Rows from a dataset of charts and code
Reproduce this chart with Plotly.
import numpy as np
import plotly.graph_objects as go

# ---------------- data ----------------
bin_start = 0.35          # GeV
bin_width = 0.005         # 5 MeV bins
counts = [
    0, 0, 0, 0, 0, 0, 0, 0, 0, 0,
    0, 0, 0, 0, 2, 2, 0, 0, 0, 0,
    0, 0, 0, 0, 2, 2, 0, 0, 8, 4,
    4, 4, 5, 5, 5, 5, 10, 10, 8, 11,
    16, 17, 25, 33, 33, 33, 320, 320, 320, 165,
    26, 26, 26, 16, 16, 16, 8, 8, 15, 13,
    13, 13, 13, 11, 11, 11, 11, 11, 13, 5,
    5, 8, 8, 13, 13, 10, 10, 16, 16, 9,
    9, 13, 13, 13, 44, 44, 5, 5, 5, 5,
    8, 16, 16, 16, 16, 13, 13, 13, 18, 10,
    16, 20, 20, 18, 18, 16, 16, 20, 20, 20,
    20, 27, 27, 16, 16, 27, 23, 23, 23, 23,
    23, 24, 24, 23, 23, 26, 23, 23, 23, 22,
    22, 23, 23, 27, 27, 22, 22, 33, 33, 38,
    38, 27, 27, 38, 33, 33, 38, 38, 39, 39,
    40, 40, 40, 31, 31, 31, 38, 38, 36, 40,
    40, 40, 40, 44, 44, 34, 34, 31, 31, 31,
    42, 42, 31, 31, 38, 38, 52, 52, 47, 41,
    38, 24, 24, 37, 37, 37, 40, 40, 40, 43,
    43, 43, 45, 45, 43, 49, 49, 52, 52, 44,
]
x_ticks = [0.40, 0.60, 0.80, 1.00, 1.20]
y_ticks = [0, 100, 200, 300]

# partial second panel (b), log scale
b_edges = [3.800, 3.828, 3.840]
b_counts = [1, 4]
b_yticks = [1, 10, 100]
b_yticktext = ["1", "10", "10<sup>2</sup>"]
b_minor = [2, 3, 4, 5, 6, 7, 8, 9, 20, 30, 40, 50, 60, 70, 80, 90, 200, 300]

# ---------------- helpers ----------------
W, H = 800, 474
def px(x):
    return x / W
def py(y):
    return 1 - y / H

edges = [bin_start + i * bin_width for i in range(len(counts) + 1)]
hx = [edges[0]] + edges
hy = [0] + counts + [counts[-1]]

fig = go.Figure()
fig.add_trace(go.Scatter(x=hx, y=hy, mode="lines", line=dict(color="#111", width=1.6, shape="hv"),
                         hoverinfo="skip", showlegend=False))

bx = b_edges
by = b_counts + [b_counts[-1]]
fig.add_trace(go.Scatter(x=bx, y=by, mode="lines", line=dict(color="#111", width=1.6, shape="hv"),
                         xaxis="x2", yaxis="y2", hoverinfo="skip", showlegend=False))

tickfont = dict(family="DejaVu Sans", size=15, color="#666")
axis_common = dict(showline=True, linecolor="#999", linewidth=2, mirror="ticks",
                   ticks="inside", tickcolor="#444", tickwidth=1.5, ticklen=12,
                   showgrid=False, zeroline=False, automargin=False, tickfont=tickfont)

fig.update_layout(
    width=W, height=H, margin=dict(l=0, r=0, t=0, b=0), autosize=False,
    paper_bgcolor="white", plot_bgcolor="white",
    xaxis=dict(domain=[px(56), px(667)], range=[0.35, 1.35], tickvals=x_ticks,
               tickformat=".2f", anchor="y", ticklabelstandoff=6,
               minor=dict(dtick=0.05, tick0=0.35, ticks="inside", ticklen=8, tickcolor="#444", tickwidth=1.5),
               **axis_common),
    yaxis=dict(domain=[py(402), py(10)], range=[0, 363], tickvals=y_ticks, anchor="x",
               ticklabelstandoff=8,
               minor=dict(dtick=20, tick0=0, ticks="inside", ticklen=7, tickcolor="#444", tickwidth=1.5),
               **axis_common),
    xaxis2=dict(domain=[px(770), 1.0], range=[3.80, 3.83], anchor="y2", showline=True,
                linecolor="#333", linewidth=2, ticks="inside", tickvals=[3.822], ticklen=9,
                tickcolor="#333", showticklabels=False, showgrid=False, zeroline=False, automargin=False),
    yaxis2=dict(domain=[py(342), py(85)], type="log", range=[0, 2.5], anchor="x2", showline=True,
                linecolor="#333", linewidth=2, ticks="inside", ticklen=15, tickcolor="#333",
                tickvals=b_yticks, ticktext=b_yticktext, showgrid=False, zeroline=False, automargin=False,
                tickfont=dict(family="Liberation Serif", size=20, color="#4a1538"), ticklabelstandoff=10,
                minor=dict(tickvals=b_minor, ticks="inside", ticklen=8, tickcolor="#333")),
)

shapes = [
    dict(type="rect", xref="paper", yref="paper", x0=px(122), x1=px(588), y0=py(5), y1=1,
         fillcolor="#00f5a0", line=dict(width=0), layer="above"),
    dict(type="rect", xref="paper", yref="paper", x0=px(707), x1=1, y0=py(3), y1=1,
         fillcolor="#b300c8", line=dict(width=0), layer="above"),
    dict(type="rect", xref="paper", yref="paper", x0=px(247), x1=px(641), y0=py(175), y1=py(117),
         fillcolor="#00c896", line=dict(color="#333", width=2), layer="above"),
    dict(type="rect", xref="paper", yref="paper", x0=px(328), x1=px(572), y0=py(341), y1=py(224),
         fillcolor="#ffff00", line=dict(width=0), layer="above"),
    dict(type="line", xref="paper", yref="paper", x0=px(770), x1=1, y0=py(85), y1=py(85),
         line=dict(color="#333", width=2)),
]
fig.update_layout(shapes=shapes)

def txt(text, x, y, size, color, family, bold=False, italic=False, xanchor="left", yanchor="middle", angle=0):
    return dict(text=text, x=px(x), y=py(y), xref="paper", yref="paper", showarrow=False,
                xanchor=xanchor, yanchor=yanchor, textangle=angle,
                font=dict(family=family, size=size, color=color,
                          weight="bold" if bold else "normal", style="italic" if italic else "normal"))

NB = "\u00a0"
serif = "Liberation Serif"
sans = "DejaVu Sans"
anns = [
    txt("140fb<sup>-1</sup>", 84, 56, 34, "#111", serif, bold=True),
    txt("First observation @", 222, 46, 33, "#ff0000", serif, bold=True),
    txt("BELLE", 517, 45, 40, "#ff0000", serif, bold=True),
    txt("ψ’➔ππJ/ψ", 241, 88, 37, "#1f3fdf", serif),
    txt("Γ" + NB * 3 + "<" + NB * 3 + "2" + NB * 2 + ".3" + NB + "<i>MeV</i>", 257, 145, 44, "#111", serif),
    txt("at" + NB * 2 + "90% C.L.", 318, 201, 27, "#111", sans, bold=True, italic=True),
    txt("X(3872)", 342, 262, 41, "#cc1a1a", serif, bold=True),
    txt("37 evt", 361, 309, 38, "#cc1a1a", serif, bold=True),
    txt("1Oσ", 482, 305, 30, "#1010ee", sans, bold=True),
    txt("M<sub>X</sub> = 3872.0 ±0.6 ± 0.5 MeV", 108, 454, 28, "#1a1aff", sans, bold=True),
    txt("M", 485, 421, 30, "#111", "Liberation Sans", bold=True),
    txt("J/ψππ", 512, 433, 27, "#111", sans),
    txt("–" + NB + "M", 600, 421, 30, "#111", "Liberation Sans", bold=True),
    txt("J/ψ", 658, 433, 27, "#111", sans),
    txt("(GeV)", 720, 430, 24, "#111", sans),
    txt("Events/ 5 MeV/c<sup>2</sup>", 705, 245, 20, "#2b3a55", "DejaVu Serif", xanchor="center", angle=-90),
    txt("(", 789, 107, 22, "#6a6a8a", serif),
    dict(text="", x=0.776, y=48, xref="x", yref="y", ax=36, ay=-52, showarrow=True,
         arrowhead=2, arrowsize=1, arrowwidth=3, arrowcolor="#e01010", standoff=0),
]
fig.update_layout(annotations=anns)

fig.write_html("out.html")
* * *
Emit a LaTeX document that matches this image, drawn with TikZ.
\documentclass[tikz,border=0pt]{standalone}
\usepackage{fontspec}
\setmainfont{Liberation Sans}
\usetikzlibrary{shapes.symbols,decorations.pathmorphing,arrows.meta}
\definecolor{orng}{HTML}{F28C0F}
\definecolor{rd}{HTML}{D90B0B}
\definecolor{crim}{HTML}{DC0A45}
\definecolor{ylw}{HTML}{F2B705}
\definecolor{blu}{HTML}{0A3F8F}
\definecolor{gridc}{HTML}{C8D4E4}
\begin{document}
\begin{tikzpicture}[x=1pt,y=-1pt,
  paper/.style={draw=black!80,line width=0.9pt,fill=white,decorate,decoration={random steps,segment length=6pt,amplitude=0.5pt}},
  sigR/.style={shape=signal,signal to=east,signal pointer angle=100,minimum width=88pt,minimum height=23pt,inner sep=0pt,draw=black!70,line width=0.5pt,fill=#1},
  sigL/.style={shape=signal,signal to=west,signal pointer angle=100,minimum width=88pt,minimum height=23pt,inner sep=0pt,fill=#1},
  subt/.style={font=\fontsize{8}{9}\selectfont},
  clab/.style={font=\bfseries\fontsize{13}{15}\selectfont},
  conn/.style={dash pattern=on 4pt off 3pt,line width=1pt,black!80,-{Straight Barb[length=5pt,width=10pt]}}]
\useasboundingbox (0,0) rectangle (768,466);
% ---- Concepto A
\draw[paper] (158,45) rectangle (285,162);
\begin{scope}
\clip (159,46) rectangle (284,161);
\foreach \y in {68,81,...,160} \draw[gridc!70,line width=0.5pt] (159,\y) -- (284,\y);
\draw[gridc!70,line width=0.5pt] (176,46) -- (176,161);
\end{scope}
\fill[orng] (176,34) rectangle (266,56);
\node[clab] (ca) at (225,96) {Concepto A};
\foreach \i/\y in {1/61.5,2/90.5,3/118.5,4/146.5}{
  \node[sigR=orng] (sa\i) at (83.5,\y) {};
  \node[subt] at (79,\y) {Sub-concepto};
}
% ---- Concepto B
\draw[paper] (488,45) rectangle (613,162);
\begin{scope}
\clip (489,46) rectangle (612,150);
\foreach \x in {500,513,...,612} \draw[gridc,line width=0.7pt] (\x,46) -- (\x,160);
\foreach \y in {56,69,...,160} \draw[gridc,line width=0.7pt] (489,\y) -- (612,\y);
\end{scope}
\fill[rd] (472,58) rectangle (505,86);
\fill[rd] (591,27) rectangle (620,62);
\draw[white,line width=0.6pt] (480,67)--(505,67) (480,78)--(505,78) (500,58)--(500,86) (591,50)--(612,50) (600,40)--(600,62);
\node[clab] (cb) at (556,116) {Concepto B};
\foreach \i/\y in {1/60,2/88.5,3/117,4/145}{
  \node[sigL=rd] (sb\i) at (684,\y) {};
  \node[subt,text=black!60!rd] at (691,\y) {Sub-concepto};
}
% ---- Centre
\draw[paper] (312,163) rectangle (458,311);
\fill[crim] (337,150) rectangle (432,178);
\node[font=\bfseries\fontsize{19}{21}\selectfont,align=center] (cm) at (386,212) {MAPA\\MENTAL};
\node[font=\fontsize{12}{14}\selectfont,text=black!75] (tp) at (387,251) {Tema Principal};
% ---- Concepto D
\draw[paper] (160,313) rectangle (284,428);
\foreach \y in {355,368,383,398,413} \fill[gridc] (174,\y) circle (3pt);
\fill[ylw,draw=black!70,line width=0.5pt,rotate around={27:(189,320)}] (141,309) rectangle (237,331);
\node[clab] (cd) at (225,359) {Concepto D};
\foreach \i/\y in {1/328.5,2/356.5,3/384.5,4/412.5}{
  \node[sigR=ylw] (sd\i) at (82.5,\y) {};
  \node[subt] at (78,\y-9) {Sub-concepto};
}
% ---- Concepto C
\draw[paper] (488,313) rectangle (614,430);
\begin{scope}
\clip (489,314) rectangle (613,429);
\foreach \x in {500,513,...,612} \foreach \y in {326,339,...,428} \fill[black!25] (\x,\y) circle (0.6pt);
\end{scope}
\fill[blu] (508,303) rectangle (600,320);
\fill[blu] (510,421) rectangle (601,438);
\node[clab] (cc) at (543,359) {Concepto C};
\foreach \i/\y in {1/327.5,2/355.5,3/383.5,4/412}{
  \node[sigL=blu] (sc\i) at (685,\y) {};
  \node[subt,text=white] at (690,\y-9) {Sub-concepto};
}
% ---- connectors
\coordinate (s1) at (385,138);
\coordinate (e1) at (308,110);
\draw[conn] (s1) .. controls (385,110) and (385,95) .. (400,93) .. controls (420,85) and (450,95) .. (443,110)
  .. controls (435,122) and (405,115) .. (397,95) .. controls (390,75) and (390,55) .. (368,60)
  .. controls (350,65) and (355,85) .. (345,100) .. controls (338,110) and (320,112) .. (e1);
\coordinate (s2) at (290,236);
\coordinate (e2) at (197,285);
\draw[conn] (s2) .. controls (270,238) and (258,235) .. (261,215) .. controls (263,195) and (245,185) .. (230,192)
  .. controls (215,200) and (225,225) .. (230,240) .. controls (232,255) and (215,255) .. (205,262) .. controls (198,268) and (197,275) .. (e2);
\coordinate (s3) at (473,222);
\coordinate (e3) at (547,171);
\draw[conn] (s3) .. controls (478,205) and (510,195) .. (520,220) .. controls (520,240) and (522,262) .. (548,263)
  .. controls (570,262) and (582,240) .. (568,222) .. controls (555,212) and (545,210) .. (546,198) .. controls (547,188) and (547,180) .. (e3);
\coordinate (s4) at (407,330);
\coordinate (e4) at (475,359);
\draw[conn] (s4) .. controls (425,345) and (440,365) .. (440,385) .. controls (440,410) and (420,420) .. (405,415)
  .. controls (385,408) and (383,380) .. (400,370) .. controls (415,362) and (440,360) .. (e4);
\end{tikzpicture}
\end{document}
...
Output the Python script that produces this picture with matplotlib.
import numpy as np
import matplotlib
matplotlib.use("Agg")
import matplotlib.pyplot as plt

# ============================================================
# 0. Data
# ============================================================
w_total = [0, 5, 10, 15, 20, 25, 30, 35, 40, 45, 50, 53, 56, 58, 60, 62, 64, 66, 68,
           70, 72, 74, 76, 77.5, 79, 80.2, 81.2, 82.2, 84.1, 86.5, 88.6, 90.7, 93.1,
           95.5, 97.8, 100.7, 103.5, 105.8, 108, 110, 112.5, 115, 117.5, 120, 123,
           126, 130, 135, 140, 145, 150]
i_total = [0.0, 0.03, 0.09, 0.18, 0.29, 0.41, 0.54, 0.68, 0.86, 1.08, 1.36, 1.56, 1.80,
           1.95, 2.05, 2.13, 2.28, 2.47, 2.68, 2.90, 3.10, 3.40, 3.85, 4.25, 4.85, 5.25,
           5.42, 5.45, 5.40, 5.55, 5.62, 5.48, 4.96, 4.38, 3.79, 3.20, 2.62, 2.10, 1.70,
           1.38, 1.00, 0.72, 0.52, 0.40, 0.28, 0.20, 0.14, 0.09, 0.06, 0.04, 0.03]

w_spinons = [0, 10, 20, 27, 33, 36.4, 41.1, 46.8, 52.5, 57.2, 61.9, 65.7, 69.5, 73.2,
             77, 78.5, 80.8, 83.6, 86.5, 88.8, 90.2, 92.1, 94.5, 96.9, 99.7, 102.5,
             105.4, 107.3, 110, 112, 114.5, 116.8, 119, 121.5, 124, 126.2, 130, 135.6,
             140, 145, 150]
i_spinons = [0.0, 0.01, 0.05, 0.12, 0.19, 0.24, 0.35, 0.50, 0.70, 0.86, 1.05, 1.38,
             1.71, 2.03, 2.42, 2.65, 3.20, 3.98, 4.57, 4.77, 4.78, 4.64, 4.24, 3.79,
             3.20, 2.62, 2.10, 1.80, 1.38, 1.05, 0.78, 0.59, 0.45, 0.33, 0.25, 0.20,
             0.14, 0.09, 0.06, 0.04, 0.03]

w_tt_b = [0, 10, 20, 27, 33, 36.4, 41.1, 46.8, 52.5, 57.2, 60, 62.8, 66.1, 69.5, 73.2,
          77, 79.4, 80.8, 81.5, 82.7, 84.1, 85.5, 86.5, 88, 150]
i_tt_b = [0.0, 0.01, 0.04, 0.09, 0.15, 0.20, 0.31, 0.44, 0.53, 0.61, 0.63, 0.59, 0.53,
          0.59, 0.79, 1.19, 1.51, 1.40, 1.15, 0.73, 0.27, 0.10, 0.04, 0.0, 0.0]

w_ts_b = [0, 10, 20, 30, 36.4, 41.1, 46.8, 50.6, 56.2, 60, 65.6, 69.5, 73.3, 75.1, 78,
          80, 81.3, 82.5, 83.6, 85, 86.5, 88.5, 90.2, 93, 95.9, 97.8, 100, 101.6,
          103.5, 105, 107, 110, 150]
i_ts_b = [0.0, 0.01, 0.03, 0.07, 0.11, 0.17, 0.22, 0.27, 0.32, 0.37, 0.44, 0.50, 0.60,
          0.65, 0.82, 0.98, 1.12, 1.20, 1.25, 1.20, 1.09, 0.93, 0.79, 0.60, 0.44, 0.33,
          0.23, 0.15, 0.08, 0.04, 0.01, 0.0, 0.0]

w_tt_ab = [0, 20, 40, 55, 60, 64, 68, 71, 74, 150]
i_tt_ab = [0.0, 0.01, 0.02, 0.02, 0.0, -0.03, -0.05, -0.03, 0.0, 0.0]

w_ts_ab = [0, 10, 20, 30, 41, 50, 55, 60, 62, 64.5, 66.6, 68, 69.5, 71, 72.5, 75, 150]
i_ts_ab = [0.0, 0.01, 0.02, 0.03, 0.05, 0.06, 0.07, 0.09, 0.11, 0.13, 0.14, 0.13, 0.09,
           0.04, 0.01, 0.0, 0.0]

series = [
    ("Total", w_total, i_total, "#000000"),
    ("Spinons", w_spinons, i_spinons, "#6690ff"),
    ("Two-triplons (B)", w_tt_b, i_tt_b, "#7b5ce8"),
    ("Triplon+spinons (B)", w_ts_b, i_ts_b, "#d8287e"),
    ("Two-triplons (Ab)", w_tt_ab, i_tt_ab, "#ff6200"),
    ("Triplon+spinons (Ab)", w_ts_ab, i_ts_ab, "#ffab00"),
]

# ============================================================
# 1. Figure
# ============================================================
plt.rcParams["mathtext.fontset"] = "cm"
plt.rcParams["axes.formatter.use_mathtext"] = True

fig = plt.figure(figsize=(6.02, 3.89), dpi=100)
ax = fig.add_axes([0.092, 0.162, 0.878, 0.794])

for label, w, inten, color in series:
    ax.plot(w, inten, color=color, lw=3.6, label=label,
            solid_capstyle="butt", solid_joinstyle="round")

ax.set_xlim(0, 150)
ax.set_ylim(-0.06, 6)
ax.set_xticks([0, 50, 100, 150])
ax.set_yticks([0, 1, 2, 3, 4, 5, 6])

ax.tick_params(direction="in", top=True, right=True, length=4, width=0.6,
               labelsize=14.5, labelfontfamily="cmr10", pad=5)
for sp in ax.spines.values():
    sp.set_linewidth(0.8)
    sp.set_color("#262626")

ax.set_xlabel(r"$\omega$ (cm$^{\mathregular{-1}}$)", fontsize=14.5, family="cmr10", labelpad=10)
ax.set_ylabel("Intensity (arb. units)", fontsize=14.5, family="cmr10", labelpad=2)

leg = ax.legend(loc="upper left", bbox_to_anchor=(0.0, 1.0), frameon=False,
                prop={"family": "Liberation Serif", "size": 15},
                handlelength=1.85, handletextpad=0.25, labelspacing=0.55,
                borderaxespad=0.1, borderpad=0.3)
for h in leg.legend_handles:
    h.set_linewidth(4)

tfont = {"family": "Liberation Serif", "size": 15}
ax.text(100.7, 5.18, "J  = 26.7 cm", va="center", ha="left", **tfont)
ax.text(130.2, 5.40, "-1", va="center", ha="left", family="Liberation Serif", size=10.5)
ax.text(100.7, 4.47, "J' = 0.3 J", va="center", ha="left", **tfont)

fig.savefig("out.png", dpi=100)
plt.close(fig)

Objective —
Please return, exactly as they appear, the lines starting at the one that contains "Reproduce this chart with Plotly." and ending at the one that contains "import plotly.graph_objects as go".

Result for this exercise —
Reproduce this chart with Plotly.
import numpy as np
import plotly.graph_objects as go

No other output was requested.